Alderney is one of the Channel Islands (situated in the Channel between England and France), and is part of the Bailiwick of Guernsey - a British Crown dependency. As such, it is not a sovereign country, but has operated as a quasi-sovereign entity since the Middle Ages. The island has issued commemorative coins since 1989, denominated in the Alderney Pound - which is a variant of the Pound Sterling and is legal tender on the islands, but not in the United Kingdom.
The British Royal Mint occasionally uses the jurisdiction of Alderney to issue commemorative coins, usually crowns-sized (i.e. modelled on the pre-decimal crown denomination, which is now continued by the commemorative £5 type. Coins of this type are not intended for circulation.
This coin was issued to commemorate the 150th Anniversary of the Salvation Army.
The Mint says about the coin:
When William Booth witnessed desperate poverty in Victorian London, he resolved to help the most marginalised, forgotten by the rest of society. His mission, to bring hope and salvation wherever he found despair, would require an army of volunteers and a new charitable movement was born, dedicated to alleviating suffering. Celebrate 150 years of The Salvation Army, now a global force ‘giving hope today’, an organisation which has remained relevant, fighting modern day injustice and inequality and supporting people with their own personal ordeals.
Show your appreciation and support to The Salvation Army and learn more about its origins and evolution as it celebrates this remarkable milestone with the Alderney Brilliant Uncirculated £5 coin. Featuring the iconic shield emblem, Laura Clancy’s design perfectly captures the spirit of this remarkable institution. This coin would be a great addition to any collection, or a great way to inspire a new collector. It comes complete with a fascinating history of this worthy organisation.

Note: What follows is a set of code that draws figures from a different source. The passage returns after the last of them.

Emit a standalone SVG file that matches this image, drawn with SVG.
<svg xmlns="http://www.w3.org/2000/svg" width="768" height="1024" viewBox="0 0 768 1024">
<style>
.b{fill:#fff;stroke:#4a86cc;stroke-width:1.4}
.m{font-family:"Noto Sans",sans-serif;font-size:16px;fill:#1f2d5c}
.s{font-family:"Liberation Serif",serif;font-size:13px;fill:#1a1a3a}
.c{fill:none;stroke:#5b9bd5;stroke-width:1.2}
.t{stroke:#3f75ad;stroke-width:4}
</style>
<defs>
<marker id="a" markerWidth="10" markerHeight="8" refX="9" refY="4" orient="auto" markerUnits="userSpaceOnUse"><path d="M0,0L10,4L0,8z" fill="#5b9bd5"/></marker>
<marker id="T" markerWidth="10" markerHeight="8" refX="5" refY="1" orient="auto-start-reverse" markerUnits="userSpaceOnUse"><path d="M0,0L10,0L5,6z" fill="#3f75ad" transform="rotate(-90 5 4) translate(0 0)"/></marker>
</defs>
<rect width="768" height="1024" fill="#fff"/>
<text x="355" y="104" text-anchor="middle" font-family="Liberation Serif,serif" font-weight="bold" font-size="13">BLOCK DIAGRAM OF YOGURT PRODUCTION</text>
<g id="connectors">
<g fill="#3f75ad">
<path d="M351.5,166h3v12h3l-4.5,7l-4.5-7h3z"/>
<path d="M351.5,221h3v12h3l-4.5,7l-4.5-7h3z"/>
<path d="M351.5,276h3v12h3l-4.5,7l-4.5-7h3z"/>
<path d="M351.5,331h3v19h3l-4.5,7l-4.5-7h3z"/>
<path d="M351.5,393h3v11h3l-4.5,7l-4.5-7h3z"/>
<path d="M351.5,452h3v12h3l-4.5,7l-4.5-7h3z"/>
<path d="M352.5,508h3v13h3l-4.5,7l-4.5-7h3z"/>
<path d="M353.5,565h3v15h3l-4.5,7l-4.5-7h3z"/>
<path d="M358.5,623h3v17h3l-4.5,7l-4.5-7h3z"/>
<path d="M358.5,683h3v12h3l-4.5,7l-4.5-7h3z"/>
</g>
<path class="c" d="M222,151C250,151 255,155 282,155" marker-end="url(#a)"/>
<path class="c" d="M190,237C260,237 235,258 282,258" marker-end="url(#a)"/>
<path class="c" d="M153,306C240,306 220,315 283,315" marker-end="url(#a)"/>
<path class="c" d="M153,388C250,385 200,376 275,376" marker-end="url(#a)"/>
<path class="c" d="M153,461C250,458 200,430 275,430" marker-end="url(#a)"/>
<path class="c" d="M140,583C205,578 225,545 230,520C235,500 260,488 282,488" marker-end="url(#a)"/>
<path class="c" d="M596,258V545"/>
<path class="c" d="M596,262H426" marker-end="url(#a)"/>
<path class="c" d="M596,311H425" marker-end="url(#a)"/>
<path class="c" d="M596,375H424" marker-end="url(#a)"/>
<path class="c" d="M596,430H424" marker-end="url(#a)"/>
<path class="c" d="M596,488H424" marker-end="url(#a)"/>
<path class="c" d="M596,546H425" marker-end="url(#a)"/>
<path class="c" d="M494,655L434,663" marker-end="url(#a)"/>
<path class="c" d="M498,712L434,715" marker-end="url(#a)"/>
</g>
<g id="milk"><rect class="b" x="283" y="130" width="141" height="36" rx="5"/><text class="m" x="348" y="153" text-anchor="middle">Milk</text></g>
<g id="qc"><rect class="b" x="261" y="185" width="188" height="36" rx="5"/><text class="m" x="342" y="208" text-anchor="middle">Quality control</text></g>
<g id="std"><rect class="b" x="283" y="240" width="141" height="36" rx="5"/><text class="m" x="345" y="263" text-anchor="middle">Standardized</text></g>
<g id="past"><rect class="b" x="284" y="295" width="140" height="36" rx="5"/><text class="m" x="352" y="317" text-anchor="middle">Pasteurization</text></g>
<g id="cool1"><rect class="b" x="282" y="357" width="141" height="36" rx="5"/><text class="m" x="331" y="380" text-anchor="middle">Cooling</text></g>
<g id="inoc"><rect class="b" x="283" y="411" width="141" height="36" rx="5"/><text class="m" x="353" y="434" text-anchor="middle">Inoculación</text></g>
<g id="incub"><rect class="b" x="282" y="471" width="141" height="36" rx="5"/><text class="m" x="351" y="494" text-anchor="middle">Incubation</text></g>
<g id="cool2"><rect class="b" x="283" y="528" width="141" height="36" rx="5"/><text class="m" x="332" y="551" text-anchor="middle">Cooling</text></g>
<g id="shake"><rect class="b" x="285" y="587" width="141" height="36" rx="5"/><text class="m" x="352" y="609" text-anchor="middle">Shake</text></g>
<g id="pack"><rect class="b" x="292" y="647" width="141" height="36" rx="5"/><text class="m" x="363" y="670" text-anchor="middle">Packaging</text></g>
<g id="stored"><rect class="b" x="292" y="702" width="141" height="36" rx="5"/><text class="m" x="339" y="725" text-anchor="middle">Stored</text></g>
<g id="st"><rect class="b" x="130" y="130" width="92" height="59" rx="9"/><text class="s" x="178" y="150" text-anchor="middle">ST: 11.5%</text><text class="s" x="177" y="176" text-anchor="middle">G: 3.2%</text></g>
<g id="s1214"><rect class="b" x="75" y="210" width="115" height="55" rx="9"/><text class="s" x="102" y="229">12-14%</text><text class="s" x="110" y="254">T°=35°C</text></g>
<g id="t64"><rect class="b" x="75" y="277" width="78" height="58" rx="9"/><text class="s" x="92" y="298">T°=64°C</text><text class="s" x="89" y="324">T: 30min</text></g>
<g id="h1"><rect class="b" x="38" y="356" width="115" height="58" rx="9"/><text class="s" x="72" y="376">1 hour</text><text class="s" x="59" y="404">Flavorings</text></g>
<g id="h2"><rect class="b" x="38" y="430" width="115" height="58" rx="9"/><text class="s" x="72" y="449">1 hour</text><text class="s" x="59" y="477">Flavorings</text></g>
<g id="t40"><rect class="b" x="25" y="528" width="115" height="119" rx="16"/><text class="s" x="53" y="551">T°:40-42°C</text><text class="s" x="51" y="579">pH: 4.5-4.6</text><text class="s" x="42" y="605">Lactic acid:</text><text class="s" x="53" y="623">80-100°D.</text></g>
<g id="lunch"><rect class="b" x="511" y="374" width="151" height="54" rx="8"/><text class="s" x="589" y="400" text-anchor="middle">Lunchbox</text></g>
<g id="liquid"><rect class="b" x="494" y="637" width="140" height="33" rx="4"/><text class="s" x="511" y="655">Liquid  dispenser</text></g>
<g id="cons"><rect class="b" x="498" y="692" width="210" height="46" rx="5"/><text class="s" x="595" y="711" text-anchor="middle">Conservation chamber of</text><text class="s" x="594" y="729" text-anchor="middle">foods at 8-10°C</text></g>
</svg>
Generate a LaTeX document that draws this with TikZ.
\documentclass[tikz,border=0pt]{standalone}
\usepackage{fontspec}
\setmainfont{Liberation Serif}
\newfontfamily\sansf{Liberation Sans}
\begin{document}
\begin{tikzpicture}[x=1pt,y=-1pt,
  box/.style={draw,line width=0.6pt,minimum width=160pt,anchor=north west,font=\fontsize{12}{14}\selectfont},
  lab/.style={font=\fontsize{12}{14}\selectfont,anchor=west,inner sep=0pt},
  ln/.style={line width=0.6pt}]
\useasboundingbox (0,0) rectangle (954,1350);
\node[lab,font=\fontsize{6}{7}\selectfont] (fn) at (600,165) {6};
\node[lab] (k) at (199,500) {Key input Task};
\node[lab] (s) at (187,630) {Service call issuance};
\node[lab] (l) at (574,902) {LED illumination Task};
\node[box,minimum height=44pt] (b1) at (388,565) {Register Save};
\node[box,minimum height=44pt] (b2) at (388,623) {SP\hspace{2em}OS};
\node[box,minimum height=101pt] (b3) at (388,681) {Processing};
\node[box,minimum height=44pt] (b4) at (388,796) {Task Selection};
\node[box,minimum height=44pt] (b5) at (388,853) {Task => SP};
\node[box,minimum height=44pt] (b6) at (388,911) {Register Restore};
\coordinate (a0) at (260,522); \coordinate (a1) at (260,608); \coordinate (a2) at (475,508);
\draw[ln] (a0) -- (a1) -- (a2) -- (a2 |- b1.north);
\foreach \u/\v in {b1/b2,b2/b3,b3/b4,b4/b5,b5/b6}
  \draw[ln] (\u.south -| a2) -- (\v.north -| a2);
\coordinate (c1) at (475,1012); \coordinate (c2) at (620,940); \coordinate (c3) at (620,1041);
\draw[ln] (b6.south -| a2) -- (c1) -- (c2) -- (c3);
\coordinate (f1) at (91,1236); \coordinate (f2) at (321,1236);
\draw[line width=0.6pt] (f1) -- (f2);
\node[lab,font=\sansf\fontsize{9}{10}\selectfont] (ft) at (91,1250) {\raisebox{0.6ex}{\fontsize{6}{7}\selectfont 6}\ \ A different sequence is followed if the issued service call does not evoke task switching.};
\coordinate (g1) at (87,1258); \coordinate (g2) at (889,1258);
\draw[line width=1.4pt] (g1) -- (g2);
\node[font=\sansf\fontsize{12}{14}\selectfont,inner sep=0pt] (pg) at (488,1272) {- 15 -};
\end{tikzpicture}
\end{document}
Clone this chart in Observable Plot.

Founded in 1865, to bring hope to the poor in London’s East End, The Salvation Army remains as dedicated and relevant 150 years later. From humble beginnings, it has gone from strength to strength, its volunteers and members instantly recognisable in their distinctive uniforms, an idea that originated with Elijah Cadman in 1878; a symbol of identity and of availability to those in need of help. The charity now has a presence in 126 countries, supporting vulnerable and marginalised people and empowering them to transform their lives - the unemployed, the homeless, those who are isolated and forgotten or find themselves victims of trafficking.